Best practices for measuring your paving area

Accuracy starts with measurement quality. For rectangular jobs, use the longest and widest reliable dimensions and verify them twice. For irregular spaces, break the site into rectangles, triangles, or circles and calculate each area separately. Then add the sections together. If the width changes often, it may be more accurate to measure centerline length and several representative widths rather than relying on one rough average.

  1. Measure all dimensions in a consistent unit system.
  2. Sketch the site and label each section.
  3. Identify areas with different thickness requirements.
  4. Exclude islands, planters, drains, and structures that will not be paved.
  5. Add separate allowances for tie-ins, widening, and transitions.

Example asphalt ton calculation

Suppose you have a driveway that is 100 feet long and 20 feet wide, and you want 3 inches of compacted asphalt. If you assume a density of 145 lb/ft³:

  1. Area = 100 × 20 = 2,000 ft²
  2. Thickness in feet = 3 ÷ 12 = 0.25 ft
  3. Volume = 2,000 × 0.25 = 500 ft³
  4. Weight in pounds = 500 × 145 = 72,500 lb
  5. Tons = 72,500 ÷ 2,000 = 36.25 tons
  6. With 5% waste = 36.25 × 1.05 = 38.06 tons

That means the base estimate is 36.25 tons, but a more practical order quantity would be about 38.06 tons. A supplier may round that number based on truck capacity or plant loading increments.

Comparing asphalt with concrete from a quantity planning perspective

People sometimes compare asphalt and concrete using only installed cost, but quantity planning works differently for each. Asphalt is generally estimated and sold by ton, while concrete is usually ordered by cubic yard. Asphalt jobs also depend heavily on density assumptions, compaction, and temperature-sensitive placement windows. Concrete calculations are more volume-centric and less dependent on compacted unit weight assumptions in the field. If you are pricing alternatives, be careful not to compare an asphalt ton estimate directly to a concrete yard estimate without translating the section thickness and structural intent properly.

How contractors use tonnage estimates in the real world

Professional paving contractors use tonnage estimates for much more than material ordering. They also use them to schedule truck cycles, plan paver speed, estimate labor windows, and coordinate rolling patterns. A 20-ton difference on a large lot can affect the number of truck trips, the plant schedule, and how long a crew stays onsite. On smaller projects, accurate tonnage helps contractors decide whether to combine jobs on the same plant run or whether a project is too small to justify mobilization without bundling additional work.

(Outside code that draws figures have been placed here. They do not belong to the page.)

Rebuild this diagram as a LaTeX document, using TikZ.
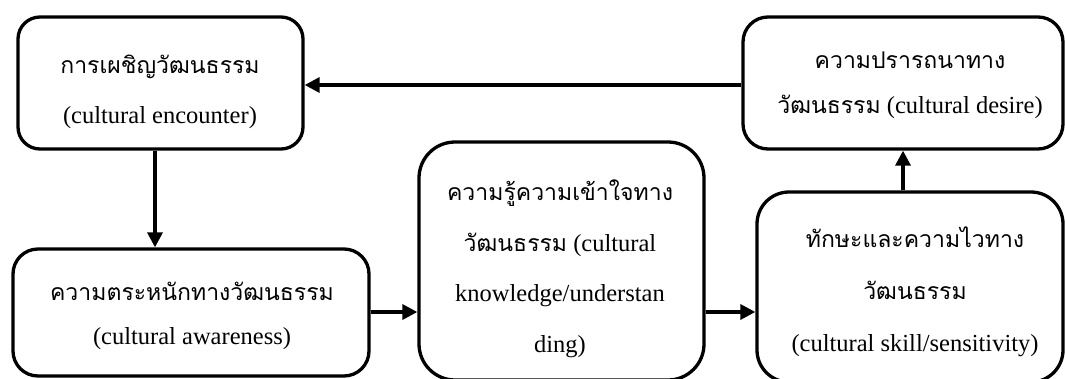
\documentclass[tikz,border=0pt]{standalone}
\usepackage{fontspec}
\setmainfont{Liberation Serif}
\newfontfamily\thaifont[Script=Thai,Scale=0.94]{Loma}
\newcommand\tht[1]{{\thaifont #1}}
\usetikzlibrary{arrows.meta}
\tikzset{
  box/.style={draw, line width=3.3pt, inner sep=0pt},
  txt/.style={align=center, inner sep=0pt, font=\fontsize{24.5}{50}\selectfont},
  arr/.style={line width=3.3pt, -{Triangle[length=15pt,width=15pt]}}
}
\begin{document}
\begin{tikzpicture}[x=1pt,y=-1pt]
\useasboundingbox (0,0) rectangle (1065,378);
% rounded boxes
\node[box, rounded corners=22pt, minimum width=285pt, minimum height=132pt] (b1) at (160.5,83) {};
\node[box, rounded corners=25pt, minimum width=320pt, minimum height=132pt] (b2) at (903,83) {};
\node[box, rounded corners=25pt, minimum width=356pt, minimum height=127pt] (b3) at (191,312.5) {};
\node[box, rounded corners=36pt, minimum width=285pt, minimum height=238pt] (b4) at (561.5,261) {};
\node[box, rounded corners=32pt, minimum width=306pt, minimum height=190pt] (b5) at (910,287) {};
% box texts
\node[txt] (t1) at (160,92) {\tht{การเผชิญวัฒนธรรม}\\(cultural encounter)};
\node[txt, font=\fontsize{24.5}{45}\selectfont] (t2) at (910,85) {\tht{ความปรารถนาทาง}\\\tht{วัฒนธรรม} (cultural desire)};
\node[txt, font=\fontsize{24.5}{44}\selectfont] (t3) at (192,316) {\tht{ความตระหนักทางวัฒนธรรม}\\(cultural awareness)};
\node[txt, font=\fontsize{24.5}{50.5}\selectfont] (t4) at (560,269) {\tht{ความรู้ความเข้าใจทาง}\\\tht{วัฒนธรรม} (cultural\\knowledge/understan\\ding)};
\node[txt, font=\fontsize{24.5}{52}\selectfont] (t5) at (915,292) {\tht{ทักษะและความไวทาง}\\\tht{วัฒนธรรม}\\(cultural skill/sensitivity)};
% connector guides
\coordinate (xa) at (155,0);
\coordinate (xb) at (903,0);
\coordinate (ya) at (0,85);
\coordinate (yb) at (0,312);
% connectors
\draw[arr] (b1.south -| xa) -- (b3.north -| xa);
\draw[arr] (b2.west |- ya) -- (b1.east |- ya);
\draw[arr] (b3.east |- yb) -- (b4.west |- yb);
\draw[arr] (b4.east |- yb) -- (b5.west |- yb);
\draw[arr] (b5.north -| xb) -- (b2.south -| xb);
\end{tikzpicture}
\end{document}
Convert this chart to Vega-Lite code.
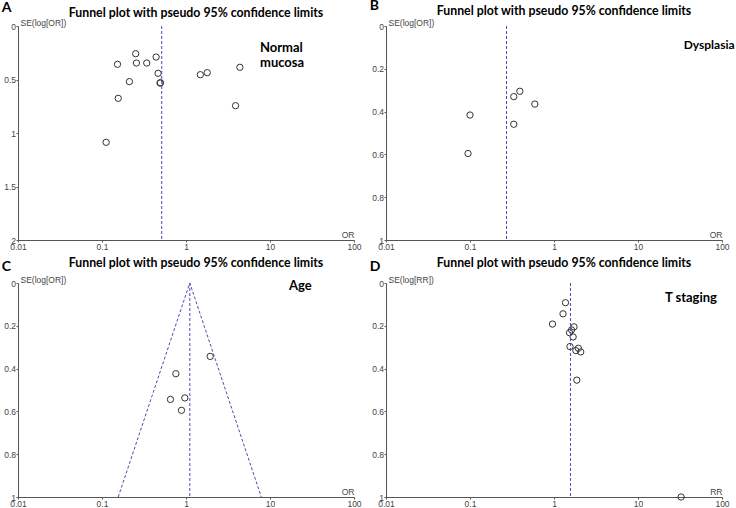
{
  "$schema": "https://vega.github.io/schema/vega-lite/v6.json",
  "background": "white",
  "padding": {"left": 1, "top": -2, "right": 0, "bottom": 0},
  "bounds": "flush",
  "columns": 2,
  "spacing": {"row": 43, "column": 32},
  "config": {
    "view": {"stroke": null},
    "axis": {"grid": false, "domainColor": "#555", "tickColor": "#555", "labelColor": "#444", "titleColor": "#444", "labelFont": "Liberation Sans", "titleFont": "Liberation Sans", "labelFontSize": 8.5, "titleFontSize": 8.5, "titleFontWeight": "normal", "tickSize": 2, "labelPadding": 0.5, "labelFlush": false, "labelOverlap": false},
    "title": {"font": "Lato", "fontWeight": "bold", "fontSize": 12.3, "color": "#000", "anchor": "middle", "frame": "group", "dx": 10}
  },
  "concat": [
        {
          "width": 336, "height": 214,
          "title": {"text": "Funnel plot with pseudo 95% confidence limits", "dy": 22},
          "layer": [
            {
              "data": {"values": [
                {"or": 0.252, "se": 0.259}, {"or": 0.153, "se": 0.358}, {"or": 0.257, "se": 0.346}, {"or": 0.341, "se": 0.346},
                {"or": 0.441, "se": 0.290}, {"or": 0.465, "se": 0.442}, {"or": 0.491, "se": 0.533}, {"or": 0.496, "se": 0.530},
                {"or": 0.212, "se": 0.520}, {"or": 0.156, "se": 0.676}, {"or": 0.112, "se": 1.087}, {"or": 1.48, "se": 0.455},
                {"or": 1.79, "se": 0.436}, {"or": 4.38, "se": 0.386}, {"or": 3.89, "se": 0.745}
              ]},
              "mark": {"type": "point", "shape": "circle", "filled": false, "size": 40, "color": "#333", "strokeWidth": 1, "opacity": 1},
              "encoding": {
                "x": {"field": "or", "type": "quantitative", "scale": {"type": "log", "domain": [0.01, 100], "nice": false},
                  "axis": {"values": [0.01, 0.1, 1, 10, 100], "format": "~g", "title": "OR", "titleX": 336, "titleY": -3, "titleAlign": "right", "titleBaseline": "alphabetic", "titleAnchor": null}},
                "y": {"field": "se", "type": "quantitative", "scale": {"domain": [0, 2], "reverse": true, "nice": false},
                  "axis": {"values": [0, 0.5, 1, 1.5, 2], "format": ".1~f", "title": "SE(log[OR])", "titleAngle": 0, "titleX": 2, "titleY": -1, "titleAlign": "left", "titleBaseline": "alphabetic", "titleAnchor": null}}
              }
            },
            {
              "data": {"values": [{"or": 0.514}]},
              "mark": {"type": "rule", "color": "#4a4ab8", "strokeDash": [3, 2], "strokeWidth": 1},
              "encoding": {"x": {"field": "or", "type": "quantitative"}, "y": {"datum": 0}, "y2": {"datum": 2}}
            },
            {
              "data": {"values": [{"label": "A"}]},
              "mark": {"type": "text", "align": "left", "baseline": "alphabetic", "font": "Lato", "fontWeight": "bold", "fontSize": 14, "color": "#000"},
              "encoding": {"x": {"datum": 0.0064}, "y": {"datum": -0.13}, "text": {"field": "label"}}
            },
            {
              "data": {"values": [{"label": ["Normal", "mucosa"]}]},
              "mark": {"type": "text", "align": "left", "baseline": "alphabetic", "font": "Lato", "fontWeight": "bold", "fontSize": 13, "lineHeight": 15, "color": "#000"},
              "encoding": {"x": {"datum": 7.6}, "y": {"datum": 0.243}, "text": {"field": "label"}}
            }
          ]
        },
        {
          "width": 336, "height": 214,
          "title": {"text": "Funnel plot with pseudo 95% confidence limits", "dy": 22},
          "layer": [
            {
              "data": {"values": [
                {"or": 0.392, "se": 0.305}, {"or": 0.332, "se": 0.330}, {"or": 0.591, "se": 0.365},
                {"or": 0.100, "se": 0.416}, {"or": 0.332, "se": 0.459}, {"or": 0.0948, "se": 0.596}
              ]},
              "mark": {"type": "point", "shape": "circle", "filled": false, "size": 40, "color": "#333", "strokeWidth": 1, "opacity": 1},
              "encoding": {
                "x": {"field": "or", "type": "quantitative", "scale": {"type": "log", "domain": [0.01, 100], "nice": false},
                  "axis": {"values": [0.01, 0.1, 1, 10, 100], "format": "~g", "title": "OR", "titleX": 336, "titleY": -3, "titleAlign": "right", "titleBaseline": "alphabetic", "titleAnchor": null}},
                "y": {"field": "se", "type": "quantitative", "scale": {"domain": [0, 1], "reverse": true, "nice": false},
                  "axis": {"values": [0, 0.2, 0.4, 0.6, 0.8, 1], "format": ".1~f", "title": "SE(log[OR])", "titleAngle": 0, "titleX": 2, "titleY": -1, "titleAlign": "left", "titleBaseline": "alphabetic", "titleAnchor": null}}
              }
            },
            {
              "data": {"values": [{"or": 0.272}]},
              "mark": {"type": "rule", "color": "#4a4ab8", "strokeDash": [3, 2], "strokeWidth": 1},
              "encoding": {"x": {"field": "or", "type": "quantitative"}, "y": {"datum": 0}, "y2": {"datum": 1}}
            },
            {
              "data": {"values": [{"label": "B"}]},
              "mark": {"type": "text", "align": "left", "baseline": "alphabetic", "font": "Lato", "fontWeight": "bold", "fontSize": 14, "color": "#000"},
              "encoding": {"x": {"datum": 0.0064}, "y": {"datum": -0.075}, "text": {"field": "label"}}
            },
            {
              "data": {"values": [{"label": "Dysplasia"}]},
              "mark": {"type": "text", "align": "left", "baseline": "alphabetic", "font": "Lato", "fontWeight": "bold", "fontSize": 12, "color": "#000"},
              "encoding": {"x": {"datum": 35}, "y": {"datum": 0.108}, "text": {"field": "label"}}
            }
          ]
        },
        {
          "width": 336, "height": 214,
          "title": {"text": "Funnel plot with pseudo 95% confidence limits", "dy": 13},
          "layer": [
            {
              "data": {"values": [
                {"or": 1.94, "se": 0.343}, {"or": 0.757, "se": 0.424}, {"or": 0.653, "se": 0.544},
                {"or": 0.968, "se": 0.537}, {"or": 0.883, "se": 0.595}
              ]},
              "mark": {"type": "point", "shape": "circle", "filled": false, "size": 40, "color": "#333", "strokeWidth": 1, "opacity": 1},
              "encoding": {
                "x": {"field": "or", "type": "quantitative", "scale": {"type": "log", "domain": [0.01, 100], "nice": false},
                  "axis": {"values": [0.01, 0.1, 1, 10, 100], "format": "~g", "title": "OR", "titleX": 336, "titleY": -3, "titleAlign": "right", "titleBaseline": "alphabetic", "titleAnchor": null}},
                "y": {"field": "se", "type": "quantitative", "scale": {"domain": [0, 1], "reverse": true, "nice": false},
                  "axis": {"values": [0, 0.2, 0.4, 0.6, 0.8, 1], "format": ".1~f", "title": "SE(log[OR])", "titleAngle": 0, "titleX": 2, "titleY": -1, "titleAlign": "left", "titleBaseline": "alphabetic", "titleAnchor": null}}
              }
            },
            {
              "data": {"values": [{"or": 1.11}]},
              "mark": {"type": "rule", "color": "#4a4ab8", "strokeDash": [3, 2], "strokeWidth": 1},
              "encoding": {"x": {"field": "or", "type": "quantitative"}, "y": {"datum": 0}, "y2": {"datum": 1}}
            },
            {
              "data": {"values": [{"or": 0.156, "se": 1, "k": 1}, {"or": 1.11, "se": 0, "k": 2}, {"or": 7.88, "se": 1, "k": 3}]},
              "mark": {"type": "line", "color": "#4a4ab8", "strokeDash": [3, 2], "strokeWidth": 1},
              "encoding": {"x": {"field": "or", "type": "quantitative"}, "y": {"field": "se", "type": "quantitative"}, "order": {"field": "k"}}
            },
            {
              "data": {"values": [{"label": "C"}]},
              "mark": {"type": "text", "align": "left", "baseline": "alphabetic", "font": "Lato", "fontWeight": "bold", "fontSize": 14, "color": "#000"},
              "encoding": {"x": {"datum": 0.0064}, "y": {"datum": -0.056}, "text": {"field": "label"}}
            },
            {
              "data": {"values": [{"label": "Age"}]},
              "mark": {"type": "text", "align": "left", "baseline": "alphabetic", "font": "Lato", "fontWeight": "bold", "fontSize": 13, "color": "#000"},
              "encoding": {"x": {"datum": 16.8}, "y": {"datum": 0.033}, "text": {"field": "label"}}
            }
          ]
        },
        {
          "width": 336, "height": 214,
          "title": {"text": "Funnel plot with pseudo 95% confidence limits", "dy": 13},
          "layer": [
            {
              "data": {"values": [
                {"rr": 1.37, "se": 0.092}, {"rr": 1.28, "se": 0.144}, {"rr": 0.959, "se": 0.192}, {"rr": 1.73, "se": 0.205},
                {"rr": 1.62, "se": 0.219}, {"rr": 1.53, "se": 0.232}, {"rr": 1.69, "se": 0.252}, {"rr": 1.55, "se": 0.297},
                {"rr": 1.95, "se": 0.305}, {"rr": 1.82, "se": 0.316}, {"rr": 2.08, "se": 0.322}, {"rr": 1.87, "se": 0.454},
                {"rr": 32.6, "se": 1.0}
              ]},
              "mark": {"type": "point", "shape": "circle", "filled": false, "size": 40, "color": "#333", "strokeWidth": 1, "opacity": 1},
              "encoding": {
                "x": {"field": "rr", "type": "quantitative", "scale": {"type": "log", "domain": [0.01, 100], "nice": false},
                  "axis": {"values": [0.01, 0.1, 1, 10, 100], "format": "~g", "title": "RR", "titleX": 336, "titleY": -3, "titleAlign": "right", "titleBaseline": "alphabetic", "titleAnchor": null}},
                "y": {"field": "se", "type": "quantitative", "scale": {"domain": [0, 1], "reverse": true, "nice": false},
                  "axis": {"values": [0, 0.2, 0.4, 0.6, 0.8, 1], "format": ".1~f", "title": "SE(log[RR])", "titleAngle": 0, "titleX": 2, "titleY": -1, "titleAlign": "left", "titleBaseline": "alphabetic", "titleAnchor": null}}
              }
            },
            {
              "data": {"values": [{"rr": 1.57}]},
              "mark": {"type": "rule", "color": "#4a4ab8", "strokeDash": [3, 2], "strokeWidth": 1},
              "encoding": {"x": {"field": "rr", "type": "quantitative"}, "y": {"datum": 0}, "y2": {"datum": 1}}
            },
            {
              "data": {"values": [{"label": "D"}]},
              "mark": {"type": "text", "align": "left", "baseline": "alphabetic", "font": "Lato", "fontWeight": "bold", "fontSize": 14, "color": "#000"},
              "encoding": {"x": {"datum": 0.0064}, "y": {"datum": -0.056}, "text": {"field": "label"}}
            },
            {
              "data": {"values": [{"label": "T staging"}]},
              "mark": {"type": "text", "align": "left", "baseline": "alphabetic", "font": "Lato", "fontWeight": "bold", "fontSize": 13, "color": "#000"},
              "encoding": {"x": {"datum": 20.9}, "y": {"datum": 0.089}, "text": {"field": "label"}}
            }
          ]
        }
  ]
}
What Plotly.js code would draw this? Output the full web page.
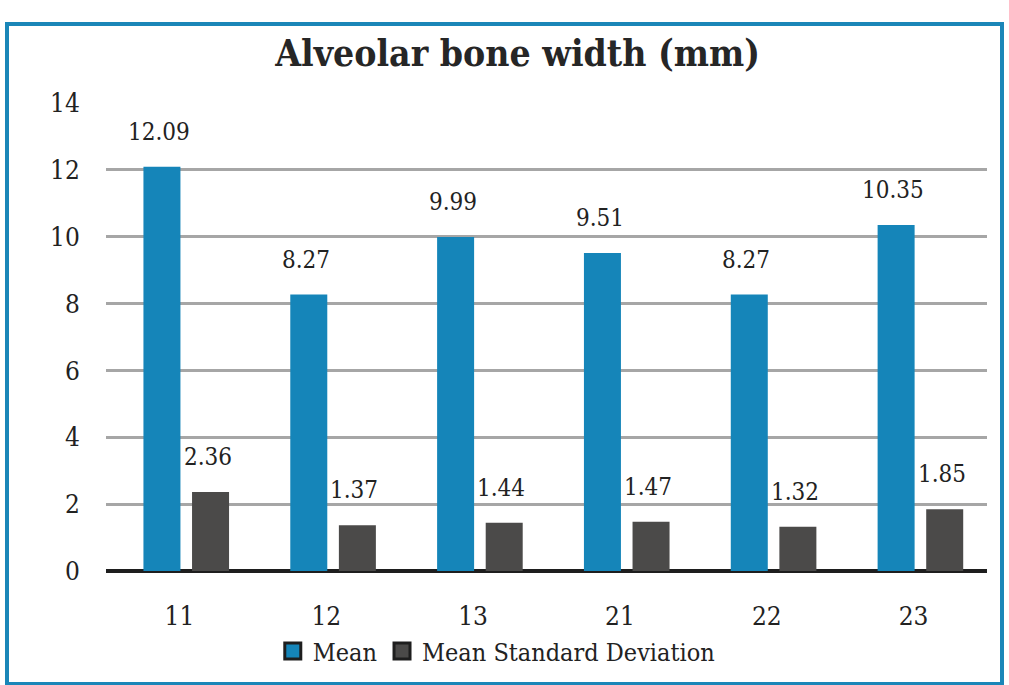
<!DOCTYPE html>
<html>
<head>
<meta charset="utf-8">
<script src="https://cdn.plot.ly/plotly-3.0.1.min.js"></script>
<style>
  body { margin: 0; background: #fff; }
  #wrap { position: relative; width: 1009px; height: 685px; }
  #plot { width: 1009px; height: 685px; }
  #frame {
    position: absolute; left: 5px; top: 22px; width: 991px; height: 656px;
    border: 4px solid #1a86b8; pointer-events: none;
  }
</style>
</head>
<body>
<div id="wrap">
  <div id="plot"></div>
  <div id="frame"></div>
</div>
<script>
// tooth positions
const teeth = ['11', '12', '13', '21', '22', '23'];
const meanWidth = [12.09, 8.27, 9.99, 9.51, 8.27, 10.35];
const meanSD = [2.36, 1.37, 1.44, 1.47, 1.32, 1.85];
const yTicks = [0, 2, 4, 6, 8, 10, 12, 14];

const FONT = '"DejaVu Serif Condensed", "DejaVu Serif", serif';
const blue = '#1585b9';
const grey = '#4b4a49';

// bar placement within a category (category units), like the excel original
const BAR_W = 0.252;
const series = [
  { name: 'Mean', y: meanWidth, color: blue, offset: -0.245 },
  { name: 'Mean Standard Deviation', y: meanSD, color: grey, offset: 0.086 }
];

const traces = [];
series.forEach(s => {
  traces.push({
    x: teeth, y: s.y, type: 'bar', name: s.name,
    width: BAR_W, offset: s.offset,
    marker: { color: s.color },
    showlegend: false, hoverinfo: 'skip'
  });
});
// legend entries with the bigger outlined squares of the original
series.forEach(s => {
  traces.push({
    x: [null], y: [null], type: 'scatter', mode: 'markers', name: s.name,
    marker: { symbol: 'square', size: 16, color: s.color, line: { color: '#1e1e1e', width: 3 } },
    hoverinfo: 'skip'
  });
});

// value labels sit above each bar
const labels = [];
series.forEach(s => {
  s.y.forEach((v, i) => {
    labels.push({
      x: i + s.offset + BAR_W / 2 - 0.02, y: v, xref: 'x', yref: 'y',
      text: v.toFixed(2), showarrow: false,
      yshift: 35, yanchor: 'middle',
      font: { family: FONT, size: 24, color: '#222' }
    });
  });
});

const layout = {
  width: 1009, height: 685,
  margin: { l: 106, r: 22, t: 103, b: 113 },
  paper_bgcolor: '#fff', plot_bgcolor: '#fff',
  title: {
    text: '<b>Alveolar bone width (mm)</b>',
    font: { family: FONT, size: 37, color: '#262626' },
    x: 0.513, xanchor: 'center', y: 0.923, yanchor: 'middle'
  },
  barmode: 'overlay',
  xaxis: {
    type: 'category', range: [-0.5, 5.5], automargin: false,
    showgrid: false, showline: false, zeroline: false,
    ticks: 'outside', ticklen: 22, tickcolor: 'rgba(0,0,0,0)',
    tickfont: { family: FONT, size: 26, color: '#222' }
  },
  yaxis: {
    range: [0, 14], tickvals: yTicks, automargin: false,
    showgrid: true, gridcolor: '#a6a6a6', gridwidth: 3,
    zeroline: true, zerolinecolor: '#1e1e1e', zerolinewidth: 4,
    showline: false,
    ticks: 'outside', ticklen: 20, tickcolor: 'rgba(0,0,0,0)',
    tickfont: { family: FONT, size: 26, color: '#222' }
  },
  showlegend: true,
  legend: {
    orientation: 'h', x: 0.443, xanchor: 'center', y: -0.12, yanchor: 'top',
    font: { family: FONT, size: 25, color: '#222' },
    itemclick: false, itemdoubleclick: false
  },
  annotations: labels
};

Plotly.newPlot('plot', traces, layout, { displayModeBar: false, staticPlot: true });
</script>
</body>
</html>
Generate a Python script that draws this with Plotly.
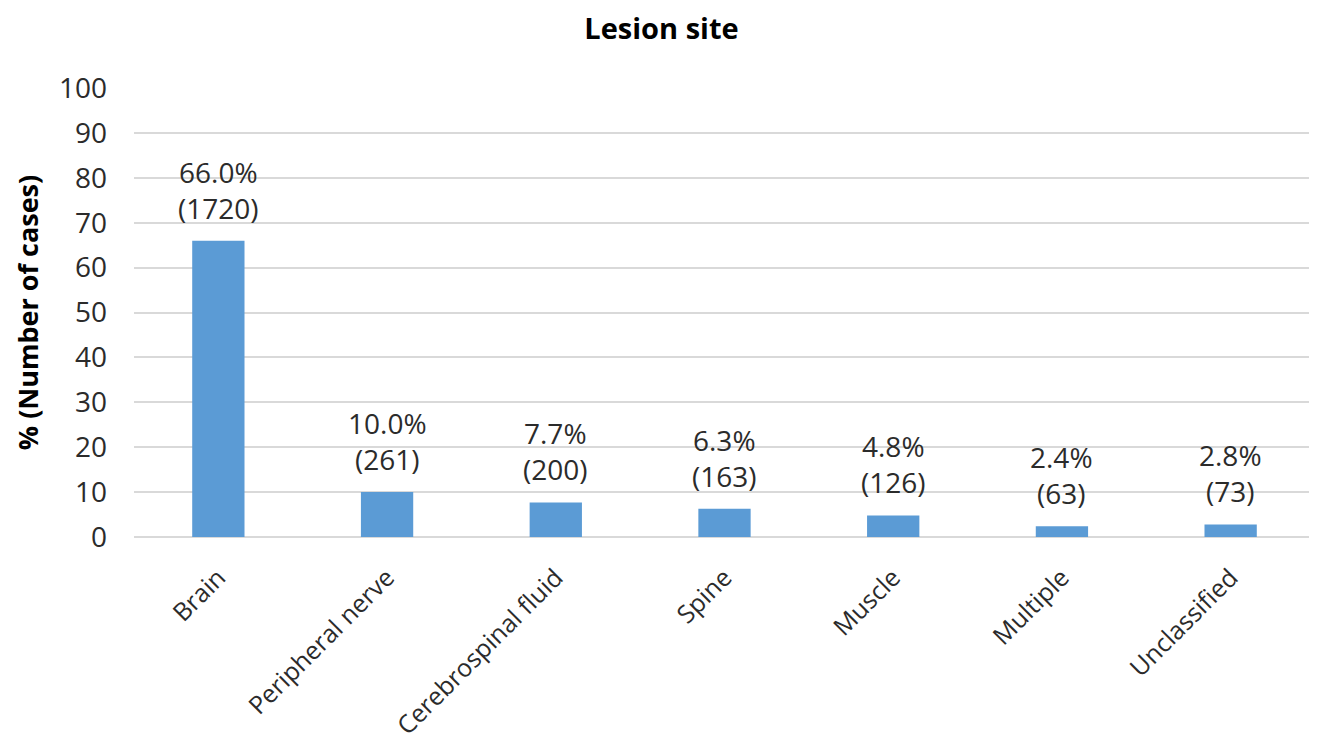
import plotly.graph_objects as go

categories = ["Brain", "Peripheral nerve", "Cerebrospinal fluid", "Spine", "Muscle", "Multiple", "Unclassified"]
percent = [66.0, 10.0, 7.7, 6.3, 4.8, 2.4, 2.8]
counts = [1720, 261, 200, 163, 126, 63, 73]
y_ticks = [0, 10, 20, 30, 40, 50, 60, 70, 80, 90, 100]

FONT = "Open Sans"
TXT = "#2b2b2b"
FS = 28

fig = go.Figure(go.Bar(
    x=categories, y=percent, width=0.31,
    marker=dict(color="#5B9BD5", line=dict(width=0)),
    hoverinfo="skip",
))

for c, p, n in zip(categories, percent, counts):
    fig.add_annotation(x=c, y=p, text=f"{p:.1f}%<br>({n})", showarrow=False,
                       yanchor="bottom", yshift=12,
                       font=dict(family=FONT, size=FS, color=TXT))

fig.update_layout(
    width=1307, height=739,
    paper_bgcolor="white", plot_bgcolor="white",
    margin=dict(l=126, r=0, t=80, b=210),
    title=dict(text="<b>Lesion site</b>", x=0.5, xanchor="center", y=1 - 21 / 739, yanchor="middle",
               font=dict(family=FONT, size=29, color="black")),
    showlegend=False,
)
fig.update_xaxes(tickangle=-45, tickfont=dict(family=FONT, size=25, color=TXT),
                 showgrid=False, showline=False, ticks="", ticklabelstandoff=20, automargin=False)
fig.update_yaxes(range=[0, 100], tickvals=y_ticks, tickfont=dict(family=FONT, size=FS, color=TXT),
                 showgrid=True, gridcolor="#D9D9D9", gridwidth=2, zeroline=True,
                 zerolinecolor="#D9D9D9", zerolinewidth=2, ticks="", ticklen=0,
                 ticklabelstandoff=26, automargin=False,
                 title=dict(text="<b>% (Number of cases)</b>", font=dict(family=FONT, size=27, color="black"),
                            standoff=12))

fig.write_html("out.html")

Estimating also influences quality. If the planned tonnage is unrealistically low, the crew may be tempted to stretch material and finish thin. If the estimate is excessively high, unnecessary material handling can occur, especially when plant return policies or minimum load requirements come into play. A calculator like this supports cleaner planning and better communication between owner, estimator, supplier, and paving crew.

Final takeaway

An asphalt ton calculator is one of the simplest and most useful tools in paving estimation. By combining area, thickness, density, and a realistic waste factor, it gives you a reliable starting point for ordering material and comparing project scenarios. Use it early in budgeting, then refine the assumptions once you confirm the mix design, compacted lift thickness, and field conditions. If your project involves heavy loads, weak subgrade, or public specification compliance, follow up with engineering or agency guidance before finalizing the section.

This calculator provides an estimate only. Actual tonnage can vary due to compaction, mix design, moisture conditions, subgrade irregularity, and supplier production tolerances. Always confirm requirements with your paving contractor, mix plant, or project engineer before ordering.